## WRITTEN REQUEST
Produce an exact transcription of the listing below, omitting the pictures.

[start]

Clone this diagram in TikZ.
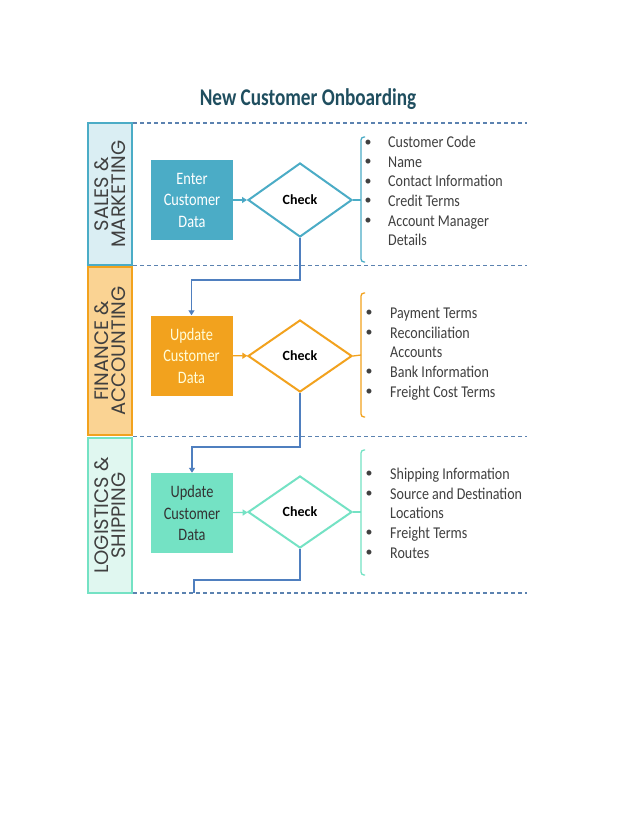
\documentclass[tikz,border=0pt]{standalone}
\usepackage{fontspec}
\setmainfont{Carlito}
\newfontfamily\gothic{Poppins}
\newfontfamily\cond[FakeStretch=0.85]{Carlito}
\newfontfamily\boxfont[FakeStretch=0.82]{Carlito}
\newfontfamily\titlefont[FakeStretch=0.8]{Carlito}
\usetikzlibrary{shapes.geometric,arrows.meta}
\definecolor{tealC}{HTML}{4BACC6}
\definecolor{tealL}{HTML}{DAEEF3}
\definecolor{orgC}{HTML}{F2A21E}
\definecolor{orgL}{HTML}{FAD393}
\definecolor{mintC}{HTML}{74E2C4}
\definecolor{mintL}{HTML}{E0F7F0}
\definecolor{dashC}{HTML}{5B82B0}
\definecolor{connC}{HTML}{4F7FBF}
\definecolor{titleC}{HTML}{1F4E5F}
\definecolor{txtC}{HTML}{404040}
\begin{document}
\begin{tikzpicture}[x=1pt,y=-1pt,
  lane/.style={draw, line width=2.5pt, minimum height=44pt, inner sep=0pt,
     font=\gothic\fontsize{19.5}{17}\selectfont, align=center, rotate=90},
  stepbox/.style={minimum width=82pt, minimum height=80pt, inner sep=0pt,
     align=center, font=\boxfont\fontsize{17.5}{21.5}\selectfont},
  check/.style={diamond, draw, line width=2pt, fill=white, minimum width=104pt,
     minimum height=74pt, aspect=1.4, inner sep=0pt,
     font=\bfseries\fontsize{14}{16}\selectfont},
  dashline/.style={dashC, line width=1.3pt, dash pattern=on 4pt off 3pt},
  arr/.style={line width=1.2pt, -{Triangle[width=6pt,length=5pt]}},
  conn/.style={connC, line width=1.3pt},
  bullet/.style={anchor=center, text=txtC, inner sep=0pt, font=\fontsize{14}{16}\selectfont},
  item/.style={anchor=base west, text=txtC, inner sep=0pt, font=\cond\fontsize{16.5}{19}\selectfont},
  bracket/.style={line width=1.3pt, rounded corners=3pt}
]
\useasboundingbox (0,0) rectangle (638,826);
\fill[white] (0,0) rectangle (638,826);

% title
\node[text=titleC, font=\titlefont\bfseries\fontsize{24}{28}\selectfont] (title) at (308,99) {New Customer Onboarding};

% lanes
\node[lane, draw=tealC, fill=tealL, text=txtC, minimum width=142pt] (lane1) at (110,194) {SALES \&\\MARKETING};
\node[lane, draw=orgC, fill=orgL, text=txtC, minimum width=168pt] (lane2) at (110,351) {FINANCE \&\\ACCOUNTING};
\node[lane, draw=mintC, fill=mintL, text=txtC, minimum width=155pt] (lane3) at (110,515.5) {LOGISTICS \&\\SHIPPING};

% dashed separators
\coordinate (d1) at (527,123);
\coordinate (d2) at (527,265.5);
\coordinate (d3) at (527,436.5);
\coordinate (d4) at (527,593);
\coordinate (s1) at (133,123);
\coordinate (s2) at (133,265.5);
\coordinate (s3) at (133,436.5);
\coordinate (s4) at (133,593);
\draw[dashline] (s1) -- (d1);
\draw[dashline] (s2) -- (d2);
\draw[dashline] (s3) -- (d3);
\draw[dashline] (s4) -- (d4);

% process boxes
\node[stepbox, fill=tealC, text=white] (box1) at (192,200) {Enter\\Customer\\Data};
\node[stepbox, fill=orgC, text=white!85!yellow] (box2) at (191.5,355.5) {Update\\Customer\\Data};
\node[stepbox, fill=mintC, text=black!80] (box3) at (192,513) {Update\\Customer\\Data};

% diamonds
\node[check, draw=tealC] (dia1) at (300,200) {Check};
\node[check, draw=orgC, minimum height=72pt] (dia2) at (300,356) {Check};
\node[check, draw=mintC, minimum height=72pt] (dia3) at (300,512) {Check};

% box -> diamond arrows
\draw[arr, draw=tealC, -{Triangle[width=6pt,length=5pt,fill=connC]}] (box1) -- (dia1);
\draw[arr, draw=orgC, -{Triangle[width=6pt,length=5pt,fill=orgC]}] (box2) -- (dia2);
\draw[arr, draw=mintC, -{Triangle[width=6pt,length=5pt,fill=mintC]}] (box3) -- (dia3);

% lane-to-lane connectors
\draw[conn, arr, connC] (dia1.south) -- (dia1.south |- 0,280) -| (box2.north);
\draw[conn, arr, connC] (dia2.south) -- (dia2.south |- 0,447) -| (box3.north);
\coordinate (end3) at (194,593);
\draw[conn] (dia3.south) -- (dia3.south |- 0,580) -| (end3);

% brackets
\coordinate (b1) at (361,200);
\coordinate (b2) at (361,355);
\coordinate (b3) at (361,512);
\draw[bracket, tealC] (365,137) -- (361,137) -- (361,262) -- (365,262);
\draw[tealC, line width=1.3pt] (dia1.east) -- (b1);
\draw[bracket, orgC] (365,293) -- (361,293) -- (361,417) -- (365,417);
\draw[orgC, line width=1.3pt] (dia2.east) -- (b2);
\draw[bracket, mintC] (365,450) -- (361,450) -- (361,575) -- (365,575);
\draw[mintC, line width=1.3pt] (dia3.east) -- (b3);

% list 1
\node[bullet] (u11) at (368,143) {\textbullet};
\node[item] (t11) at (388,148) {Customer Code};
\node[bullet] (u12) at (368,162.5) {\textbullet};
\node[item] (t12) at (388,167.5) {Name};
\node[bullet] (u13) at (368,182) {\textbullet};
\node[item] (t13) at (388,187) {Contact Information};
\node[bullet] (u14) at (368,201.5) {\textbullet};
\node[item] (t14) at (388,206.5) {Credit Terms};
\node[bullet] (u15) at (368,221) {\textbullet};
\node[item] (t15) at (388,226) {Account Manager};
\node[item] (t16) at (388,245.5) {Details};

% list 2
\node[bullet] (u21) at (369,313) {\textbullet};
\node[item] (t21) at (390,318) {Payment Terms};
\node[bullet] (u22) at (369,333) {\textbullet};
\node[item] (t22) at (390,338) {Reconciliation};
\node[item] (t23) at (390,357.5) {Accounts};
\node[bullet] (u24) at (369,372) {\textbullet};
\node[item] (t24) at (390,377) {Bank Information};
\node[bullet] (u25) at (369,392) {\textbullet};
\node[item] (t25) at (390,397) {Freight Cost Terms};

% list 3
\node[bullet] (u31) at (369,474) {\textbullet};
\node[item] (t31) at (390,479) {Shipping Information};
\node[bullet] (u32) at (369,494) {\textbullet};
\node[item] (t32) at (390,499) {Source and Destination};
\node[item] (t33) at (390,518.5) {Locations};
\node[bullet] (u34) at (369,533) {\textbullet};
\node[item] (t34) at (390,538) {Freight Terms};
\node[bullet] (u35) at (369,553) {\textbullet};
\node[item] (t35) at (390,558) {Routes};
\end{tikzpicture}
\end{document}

[end]

## COMPLETE ANSWER
Clone this diagram in TikZ.
\documentclass[tikz,border=0pt]{standalone}
\usepackage{fontspec}
\setmainfont{Carlito}
\newfontfamily\gothic{Poppins}
\newfontfamily\cond[FakeStretch=0.85]{Carlito}
\newfontfamily\boxfont[FakeStretch=0.82]{Carlito}
\newfontfamily\titlefont[FakeStretch=0.8]{Carlito}
\usetikzlibrary{shapes.geometric,arrows.meta}
\definecolor{tealC}{HTML}{4BACC6}
\definecolor{tealL}{HTML}{DAEEF3}
\definecolor{orgC}{HTML}{F2A21E}
\definecolor{orgL}{HTML}{FAD393}
\definecolor{mintC}{HTML}{74E2C4}
\definecolor{mintL}{HTML}{E0F7F0}
\definecolor{dashC}{HTML}{5B82B0}
\definecolor{connC}{HTML}{4F7FBF}
\definecolor{titleC}{HTML}{1F4E5F}
\definecolor{txtC}{HTML}{404040}
\begin{document}
\begin{tikzpicture}[x=1pt,y=-1pt,
  lane/.style={draw, line width=2.5pt, minimum height=44pt, inner sep=0pt,
     font=\gothic\fontsize{19.5}{17}\selectfont, align=center, rotate=90},
  stepbox/.style={minimum width=82pt, minimum height=80pt, inner sep=0pt,
     align=center, font=\boxfont\fontsize{17.5}{21.5}\selectfont},
  check/.style={diamond, draw, line width=2pt, fill=white, minimum width=104pt,
     minimum height=74pt, aspect=1.4, inner sep=0pt,
     font=\bfseries\fontsize{14}{16}\selectfont},
  dashline/.style={dashC, line width=1.3pt, dash pattern=on 4pt off 3pt},
  arr/.style={line width=1.2pt, -{Triangle[width=6pt,length=5pt]}},
  conn/.style={connC, line width=1.3pt},
  bullet/.style={anchor=center, text=txtC, inner sep=0pt, font=\fontsize{14}{16}\selectfont},
  item/.style={anchor=base west, text=txtC, inner sep=0pt, font=\cond\fontsize{16.5}{19}\selectfont},
  bracket/.style={line width=1.3pt, rounded corners=3pt}
]
\useasboundingbox (0,0) rectangle (638,826);
\fill[white] (0,0) rectangle (638,826);

% title
\node[text=titleC, font=\titlefont\bfseries\fontsize{24}{28}\selectfont] (title) at (308,99) {New Customer Onboarding};

% lanes
\node[lane, draw=tealC, fill=tealL, text=txtC, minimum width=142pt] (lane1) at (110,194) {SALES \&\\MARKETING};
\node[lane, draw=orgC, fill=orgL, text=txtC, minimum width=168pt] (lane2) at (110,351) {FINANCE \&\\ACCOUNTING};
\node[lane, draw=mintC, fill=mintL, text=txtC, minimum width=155pt] (lane3) at (110,515.5) {LOGISTICS \&\\SHIPPING};

% dashed separators
\coordinate (d1) at (527,123);
\coordinate (d2) at (527,265.5);
\coordinate (d3) at (527,436.5);
\coordinate (d4) at (527,593);
\coordinate (s1) at (133,123);
\coordinate (s2) at (133,265.5);
\coordinate (s3) at (133,436.5);
\coordinate (s4) at (133,593);
\draw[dashline] (s1) -- (d1);
\draw[dashline] (s2) -- (d2);
\draw[dashline] (s3) -- (d3);
\draw[dashline] (s4) -- (d4);

% process boxes
\node[stepbox, fill=tealC, text=white] (box1) at (192,200) {Enter\\Customer\\Data};
\node[stepbox, fill=orgC, text=white!85!yellow] (box2) at (191.5,355.5) {Update\\Customer\\Data};
\node[stepbox, fill=mintC, text=black!80] (box3) at (192,513) {Update\\Customer\\Data};

% diamonds
\node[check, draw=tealC] (dia1) at (300,200) {Check};
\node[check, draw=orgC, minimum height=72pt] (dia2) at (300,356) {Check};
\node[check, draw=mintC, minimum height=72pt] (dia3) at (300,512) {Check};

% box -> diamond arrows
\draw[arr, draw=tealC, -{Triangle[width=6pt,length=5pt,fill=connC]}] (box1) -- (dia1);
\draw[arr, draw=orgC, -{Triangle[width=6pt,length=5pt,fill=orgC]}] (box2) -- (dia2);
\draw[arr, draw=mintC, -{Triangle[width=6pt,length=5pt,fill=mintC]}] (box3) -- (dia3);

% lane-to-lane connectors
\draw[conn, arr, connC] (dia1.south) -- (dia1.south |- 0,280) -| (box2.north);
\draw[conn, arr, connC] (dia2.south) -- (dia2.south |- 0,447) -| (box3.north);
\coordinate (end3) at (194,593);
\draw[conn] (dia3.south) -- (dia3.south |- 0,580) -| (end3);

% brackets
\coordinate (b1) at (361,200);
\coordinate (b2) at (361,355);
\coordinate (b3) at (361,512);
\draw[bracket, tealC] (365,137) -- (361,137) -- (361,262) -- (365,262);
\draw[tealC, line width=1.3pt] (dia1.east) -- (b1);
\draw[bracket, orgC] (365,293) -- (361,293) -- (361,417) -- (365,417);
\draw[orgC, line width=1.3pt] (dia2.east) -- (b2);
\draw[bracket, mintC] (365,450) -- (361,450) -- (361,575) -- (365,575);
\draw[mintC, line width=1.3pt] (dia3.east) -- (b3);

% list 1
\node[bullet] (u11) at (368,143) {\textbullet};
\node[item] (t11) at (388,148) {Customer Code};
\node[bullet] (u12) at (368,162.5) {\textbullet};
\node[item] (t12) at (388,167.5) {Name};
\node[bullet] (u13) at (368,182) {\textbullet};
\node[item] (t13) at (388,187) {Contact Information};
\node[bullet] (u14) at (368,201.5) {\textbullet};
\node[item] (t14) at (388,206.5) {Credit Terms};
\node[bullet] (u15) at (368,221) {\textbullet};
\node[item] (t15) at (388,226) {Account Manager};
\node[item] (t16) at (388,245.5) {Details};

% list 2
\node[bullet] (u21) at (369,313) {\textbullet};
\node[item] (t21) at (390,318) {Payment Terms};
\node[bullet] (u22) at (369,333) {\textbullet};
\node[item] (t22) at (390,338) {Reconciliation};
\node[item] (t23) at (390,357.5) {Accounts};
\node[bullet] (u24) at (369,372) {\textbullet};
\node[item] (t24) at (390,377) {Bank Information};
\node[bullet] (u25) at (369,392) {\textbullet};
\node[item] (t25) at (390,397) {Freight Cost Terms};

% list 3
\node[bullet] (u31) at (369,474) {\textbullet};
\node[item] (t31) at (390,479) {Shipping Information};
\node[bullet] (u32) at (369,494) {\textbullet};
\node[item] (t32) at (390,499) {Source and Destination};
\node[item] (t33) at (390,518.5) {Locations};
\node[bullet] (u34) at (369,533) {\textbullet};
\node[item] (t34) at (390,538) {Freight Terms};
\node[bullet] (u35) at (369,553) {\textbullet};
\node[item] (t35) at (390,558) {Routes};
\end{tikzpicture}
\end{document}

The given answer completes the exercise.